Because these two sound so much more forceful and defined than the Ten Commandments, people brought up in the Christian tradition assume they are Jesus’ original developments to monotheism.

Yet for the first one, Jesus is merely affirming his Jewishness. He is quoting the fundamental prayer of Judaism:

“Hear, O Israel: The Lord our God is one Lord: And thou shalt love the Lord thy God with all thine heart, and with all thy soul, and with all thy might. And these words, which I command thee this day, shall be in thine heart: And thou shalt teach them diligently unto thy children, and shalt talk of them when thou sittest in thine house, and when thou walkest by the way, and when thou liest down, and when thou risest up. And thou shalt bind them for a sign upon thine hand, and they shall be as frontlets between thine eyes. And thou shalt write them upon the posts of thine house, and upon thy gates.”
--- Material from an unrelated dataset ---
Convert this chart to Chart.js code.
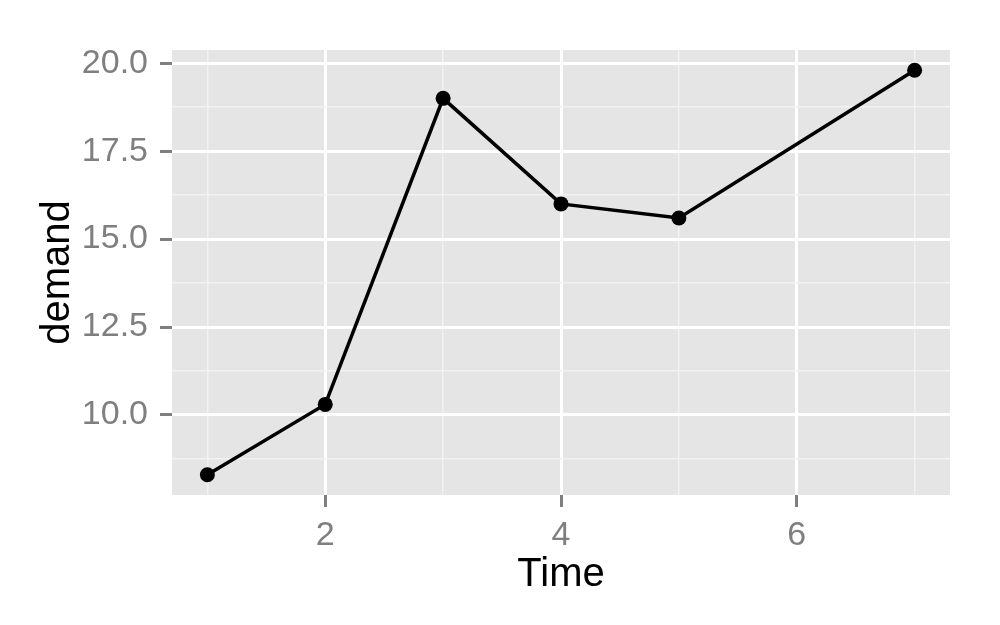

A Mezuzah for holding the text of the Shema, Deuteronomy 6:4-9

For its opening words, this is known as the Shema Yisrael (or just the Shema). It is the most important prayer, recited twice daily by observant Jews, taught to children to recite before sleep, attempted as the last words of the dying.

When you enter the home of an observant Jew you will notice a small container, a couple of inches long, fixed to the door frame. This is a mezuzah, containing the Shema.

For Jesus, as for any observant Jew, it was the single most important commandment from God.